[Entries with chart source code]
┄┄┄┄┄┄

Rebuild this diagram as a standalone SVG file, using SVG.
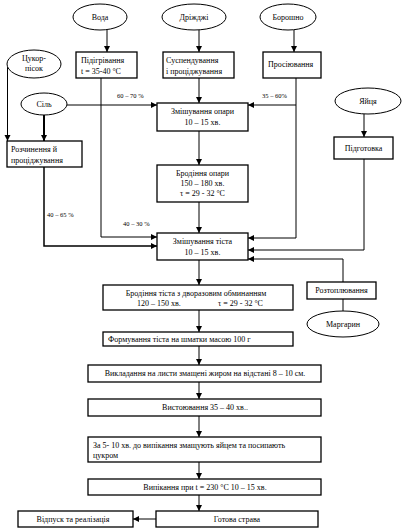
<svg xmlns="http://www.w3.org/2000/svg" width="405" height="531" viewBox="0 0 405 531">
<style>
  .b{fill:#fff;stroke:#000;stroke-width:1.3}
  .e{fill:#fff;stroke:#000;stroke-width:1}
  .t{font-family:"Liberation Serif","Times New Roman",serif;font-size:8px;fill:#000}
  .c{text-anchor:middle}
  .s{font-size:6.5px}
  .l{fill:none;stroke:#000;stroke-width:1}
  .a{marker-end:url(#ar)}
</style>
<defs>
  <marker id="ar" markerUnits="userSpaceOnUse" markerWidth="7" markerHeight="7" refX="6" refY="3" orient="auto">
    <path d="M0,0 L6,3 L0,6 z" fill="#000"/>
  </marker>
</defs>
<rect width="405" height="531" fill="#fff"/>

<g id="connectors">
  <line class="l a" x1="107" y1="30" x2="107" y2="52"/>
  <line class="l a" x1="199" y1="30" x2="199" y2="52"/>
  <line class="l a" x1="294" y1="30" x2="294" y2="52"/>
  <polyline class="l a" points="101,78 101,237 157,237"/>
  <line class="l a" x1="67" y1="105" x2="157" y2="105"/>
  <line class="l a" x1="199" y1="78" x2="199" y2="103"/>
  <polyline class="l a" points="296,78 296,238 248,238"/>
  <line class="l a" x1="296" y1="105" x2="248" y2="105"/>
  <line class="l a" x1="7.5" y1="67" x2="7.5" y2="141"/>
  <line class="l a" x1="44" y1="115" x2="44" y2="141" style="stroke-width:2"/>
  <polyline class="l a" points="44,167 44,246 157,246" style="stroke-width:1.5"/>
  <line class="l a" x1="199" y1="131" x2="199" y2="165"/>
  <line class="l a" x1="199" y1="202" x2="199" y2="233"/>
  <line class="l a" x1="364" y1="114" x2="364" y2="137"/>
  <polyline class="l a" points="364,159 364,250 248,250"/>
  <polyline class="l a" points="343,282 343,259 248,259"/>
  <line class="l" x1="343" y1="299" x2="343" y2="311"/>
  <line class="l a" x1="199" y1="260" x2="199" y2="285"/>
  <line class="l a" x1="199" y1="310" x2="199" y2="332"/>
  <line class="l a" x1="199" y1="346" x2="199" y2="365"/>
  <line class="l a" x1="199" y1="382" x2="199" y2="399"/>
  <line class="l a" x1="199" y1="416" x2="199" y2="437"/>
  <line class="l a" x1="199" y1="462" x2="199" y2="479"/>
  <line class="l a" x1="199" y1="495" x2="199" y2="511"/>
  <line class="l a" x1="156" y1="519" x2="133" y2="519"/>
  <text class="t s" x="117" y="98">60 – 70 %</text>
  <text class="t s" x="262" y="98">35 – 60%</text>
  <text class="t s" x="47" y="217">40 – 65 %</text>
  <text class="t s" x="123" y="226">40 – 30 %</text>
</g>

<g id="voda"><ellipse class="e" cx="100" cy="17" rx="27" ry="13"/><text class="t c" x="100" y="20">Вода</text></g>
<g id="drizhdzhi"><ellipse class="e" cx="194" cy="17" rx="32" ry="13"/><text class="t c" x="194" y="20">Дріжджі</text></g>
<g id="boroshno"><ellipse class="e" cx="288" cy="17" rx="28" ry="13"/><text class="t c" x="288" y="20">Борошно</text></g>
<g id="tsukor"><ellipse class="e" cx="34" cy="64" rx="27" ry="14"/><text class="t c" x="34" y="61">Цукор-</text><text class="t c" x="34" y="71">пісок</text></g>
<g id="sil"><ellipse class="e" cx="44" cy="104" rx="23" ry="11"/><text class="t c" x="44" y="107">Сіль</text></g>
<g id="yaytsya"><ellipse class="e" cx="368" cy="101" rx="33" ry="13"/><text class="t c" x="368" y="104">Яйця</text></g>
<g id="marharyn"><ellipse class="e" cx="343" cy="324" rx="36" ry="13"/><text class="t c" x="343" y="327">Маргарин</text></g>

<g id="pidihrivannya"><rect class="b" x="76" y="52" width="61" height="26"/><text class="t" x="81" y="63">Підігрівання</text><text class="t" x="81" y="74">t = 35-40 °C</text></g>
<g id="suspenduvannya"><rect class="b" x="163" y="52" width="71" height="26"/><text class="t" x="166" y="63">Суспендування</text><text class="t" x="166" y="74">і проціджування</text></g>
<g id="prosiyuvannya"><rect class="b" x="263" y="52" width="58" height="26"/><text class="t" x="268" y="67">Просіювання</text></g>
<g id="zmishuvannya-opary"><rect class="b" x="157" y="103" width="91" height="28"/><text class="t c" x="202.5" y="114">Змішування опари</text><text class="t c" x="202.5" y="125">10 – 15 хв.</text></g>
<g id="brodinnya-opary"><rect class="b" x="157" y="165" width="91" height="37"/><text class="t c" x="202.5" y="176">Бродіння опари</text><text class="t c" x="202.5" y="186">150 – 180 хв.</text><text class="t c" x="202.5" y="196">τ = 29 - 32 °C</text></g>
<g id="rozchynennya"><rect class="b" x="7" y="141" width="75" height="26"/><text class="t" x="11" y="152">Розчинення  й</text><text class="t" x="11" y="163">проціджування</text></g>
<g id="pidhotovka"><rect class="b" x="334" y="137" width="59" height="22"/><text class="t c" x="363.5" y="151">Підготовка</text></g>
<g id="zmishuvannya-tista"><rect class="b" x="157" y="233" width="91" height="27"/><text class="t c" x="202.5" y="244">Змішування тіста</text><text class="t c" x="202.5" y="255">10 – 15 хв.</text></g>
<g id="roztoplyuvannya"><rect class="b" x="307" y="282" width="69" height="17"/><text class="t c" x="341.5" y="293">Розтоплювання</text></g>
<g id="brodinnya-tista"><rect class="b" x="103" y="285" width="190" height="25"/><text class="t c" x="196" y="296">Бродіння тіста з дворазовим обминанням</text><text class="t" x="137" y="306">120 – 150 хв.</text><text class="t" x="218" y="306">τ = 29 - 32 °C</text></g>
<g id="formuvannya"><rect class="b" x="103" y="332" width="190" height="14"/><text class="t" x="108" y="342">Формування тіста  на шматки масою 100 г</text></g>
<g id="vykladannya"><rect class="b" x="88" y="365" width="233" height="17"/><text class="t c" x="205" y="376">Викладання  на листи змащені жиром на відстані 8 – 10 см.</text></g>
<g id="vystoyuvannya"><rect class="b" x="88" y="399" width="233" height="17"/><text class="t c" x="205" y="410">Вистоювання 35 – 40  хв..</text></g>
<g id="za-5-10"><rect class="b" x="88" y="437" width="233" height="25"/><text class="t" x="93" y="448">За 5- 10 хв. до випікання змащують яйцем та посипають</text><text class="t" x="93" y="458">цукром</text></g>
<g id="vypikannya"><rect class="b" x="88" y="479" width="233" height="16"/><text class="t c" x="205" y="490">Випікання  при t = 230 °C 10 – 15 хв.</text></g>
<g id="hotova-strava"><rect class="b" x="156" y="511" width="162" height="16"/><text class="t c" x="237" y="522">Готова страва</text></g>
<g id="vidpusk"><rect class="b" x="18" y="511" width="115" height="16"/><text class="t c" x="73" y="522">Відпуск та реалізація</text></g>
</svg>
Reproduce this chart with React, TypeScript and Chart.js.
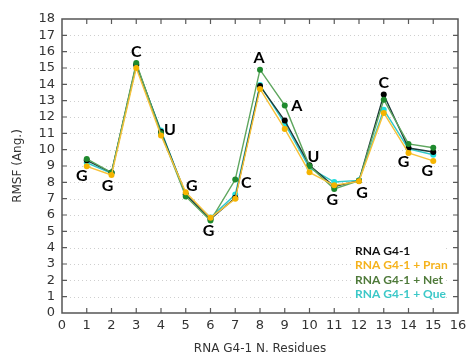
import React, { useEffect, useRef } from "react";
import { Chart, registerables } from "chart.js";

Chart.register(...registerables);

const residues = [1, 2, 3, 4, 5, 6, 7, 8, 9, 10, 11, 12, 13, 14, 15];
const bases = ["G", "G", "C", "U", "G", "G", "C", "A", "A", "U", "G", "G", "C", "G", "G"];
const rnaG41 = [9.35, 8.6, 15.2, 11.1, 7.25, 5.75, 7.05, 13.9, 11.78, 9.05, 7.75, 8.1, 13.37, 10.1, 9.86];
const rnaPran = [8.98, 8.45, 15.0, 10.87, 7.39, 5.83, 6.99, 13.72, 11.27, 8.61, 7.82, 8.06, 12.25, 9.8, 9.31];
const rnaNet = [9.43, 8.6, 15.3, 11.0, 7.14, 5.66, 8.17, 14.9, 12.71, 9.0, 7.59, 8.1, 13.06, 10.35, 10.12];
const rnaQue = [9.2, 8.55, 15.15, 11.17, 7.25, 5.85, 7.25, 13.96, 11.59, 8.88, 8.02, 8.12, 12.45, 10.05, 9.69];
const seriesLabels = ["RNA G4-1", "RNA G4-1 + Pran", "RNA G4-1 + Net", "RNA G4-1 + Que"];

// label offsets (pixels) relative to the RNA G4-1 point
const letterOffsets = [
  [-5, 16], [-4, 13], [0, -13], [9, -2], [6, -9], [-2, 12], [11, -15], [-1, -28],
  [12, -15], [4, -8], [-2, 13], [3, 12], [0, -12], [-5, 14], [-6, 19],
];

const legendColors = ["#111111", "#f5b21c", "#4f7a3a", "#3cc8c8"];

const toPts = (arr: number[]) => arr.map((y, i) => ({ x: residues[i], y }));

export default function App() {
  const ref = useRef<HTMLCanvasElement | null>(null);
  useEffect(() => {
    if (!ref.current) return;
    const overlay = {
      id: "overlay",
      beforeDatasetsDraw(chart: any) {
        const ctx = chart.ctx;
        const ys = chart.scales.y;
        const { left, right } = chart.chartArea;
        ctx.save();
        ctx.strokeStyle = "#cfcfcf";
        ctx.lineWidth = 1;
        ctx.setLineDash([1, 3]);
        ctx.beginPath();
        for (let v = 1; v < 18; v++) {
          const py = Math.round(ys.getPixelForValue(v)) + 0.5;
          ctx.moveTo(left + 8, py);
          ctx.lineTo(right - 8, py);
        }
        ctx.stroke();
        ctx.restore();
      },
      afterDraw(chart: any) {
        const ctx = chart.ctx;
        const xs = chart.scales.x;
        const ys = chart.scales.y;
        const { left, right, top, bottom } = chart.chartArea;
        ctx.save();
        // legend background
        ctx.fillStyle = "#ffffff";
        ctx.fillRect(353, 243, 92, 60);
        // inward ticks
        ctx.strokeStyle = "#5a5a5a";
        ctx.lineWidth = 1.2;
        ctx.beginPath();
        for (let v = 1; v < 16; v++) {
          const px = xs.getPixelForValue(v);
          ctx.moveTo(px, bottom);
          ctx.lineTo(px, bottom - 5);
          ctx.moveTo(px, top);
          ctx.lineTo(px, top + 5);
        }
        for (let v = 1; v < 18; v++) {
          const py = ys.getPixelForValue(v);
          ctx.moveTo(left, py);
          ctx.lineTo(left + 5, py);
          ctx.moveTo(right, py);
          ctx.lineTo(right - 5, py);
        }
        ctx.stroke();
        // box
        ctx.strokeStyle = "#555555";
        ctx.lineWidth = 1.5;
        ctx.strokeRect(left, top, right - left, bottom - top);
        // legend
        ctx.textAlign = "left";
        ctx.textBaseline = "middle";
        const lx = 355;
        const ly0 = 251;
        seriesLabels.forEach((t, i) => {
          ctx.font = "bold 12px Lato";
          ctx.fillStyle = legendColors[i];
          ctx.fillText(t, lx, ly0 + i * 14.5);
        });
        ctx.restore();
      },
      afterDatasetsDraw(chart: any) {
        const ctx = chart.ctx;
        const xs = chart.scales.x;
        const ys = chart.scales.y;
        ctx.save();
        ctx.font = "bold 16px Lato";
        ctx.fillStyle = "#000";
        ctx.textAlign = "center";
        ctx.textBaseline = "middle";
        bases.forEach((b, i) => {
          const px = xs.getPixelForValue(residues[i]) + letterOffsets[i][0];
          const py = ys.getPixelForValue(rnaG41[i]) + letterOffsets[i][1];
          ctx.fillText(b, px, py);
        });
        ctx.restore();
      },
    };
    const mk = (label: string, data: number[], line: string, pt: string) => ({
      label,
      data: toPts(data),
      borderColor: line,
      backgroundColor: pt,
      pointBackgroundColor: pt,
      pointBorderColor: pt,
      pointRadius: 3,
      pointBorderWidth: 0,
      borderWidth: 1.4,
      tension: 0,
    });
    const chart = new Chart(ref.current, {
      type: "line",
      data: {
        datasets: [
          mk(seriesLabels[1], rnaPran, "#f7c23a", "#f5b400"),
          mk(seriesLabels[2], rnaNet, "#5ea65e", "#1f8a2e"),
          mk(seriesLabels[0], rnaG41, "#1a3a3a", "#000000"),
          mk(seriesLabels[3], rnaQue, "#30c8c8", "#22dede"),
        ],
      },
      options: {
        animation: false,
        responsive: false,
        maintainAspectRatio: false,
        layout: { padding: { top: 19, right: 16, left: 0, bottom: 0 } },
        plugins: { legend: { display: false }, tooltip: { enabled: false } },
        scales: {
          x: {
            type: "linear",
            min: 0,
            max: 16,
            afterFit: (s: any) => { s.height = 48; },
            ticks: {
              stepSize: 1,
              autoSkip: false,
              maxRotation: 0,
              padding: 5,
              color: "#333",
              font: { family: "'DejaVu Sans'", size: 13 },
            },
            grid: { display: false, drawTicks: false },
            border: { display: false },
            title: {
              display: true,
              text: "RNA G4-1 N. Residues",
              color: "#333",
              font: { family: "'DejaVu Sans'", size: 12 },
              padding: { top: 0, bottom: 5 },
            },
          },
          y: {
            type: "linear",
            min: 0,
            max: 18,
            afterFit: (s: any) => { s.width = 62; },
            ticks: {
              stepSize: 1,
              autoSkip: false,
              padding: 7,
              color: "#333",
              font: { family: "'DejaVu Sans'", size: 13 },
            },
            grid: { display: false, drawTicks: false },
            border: { display: false },
            title: {
              display: true,
              text: "RMSF (Ang.)",
              color: "#333",
              font: { family: "'DejaVu Sans'", size: 12 },
              padding: { top: 11, bottom: 0 },
            },
          },
        },
      },
      plugins: [overlay],
    } as any);
    return () => chart.destroy();
  }, []);
  return (
    <div style={{ position: "fixed", left: 0, top: 0, width: 474, height: 361, background: "#fff" }}>
      <canvas ref={ref} width={474} height={361} style={{ width: 474, height: 361 }} />
    </div>
  );
}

┄┄┄┄┄┄

**Short problem:** Look above for the line with "Reproduce this chart" and copy exactly from it through the line with "Chart.register(...registerables);", both included. Omit the pictures.

**Written solution:**
Reproduce this chart with React, TypeScript and Chart.js.
import React, { useEffect, useRef } from "react";
import { Chart, registerables } from "chart.js";

Chart.register(...registerables);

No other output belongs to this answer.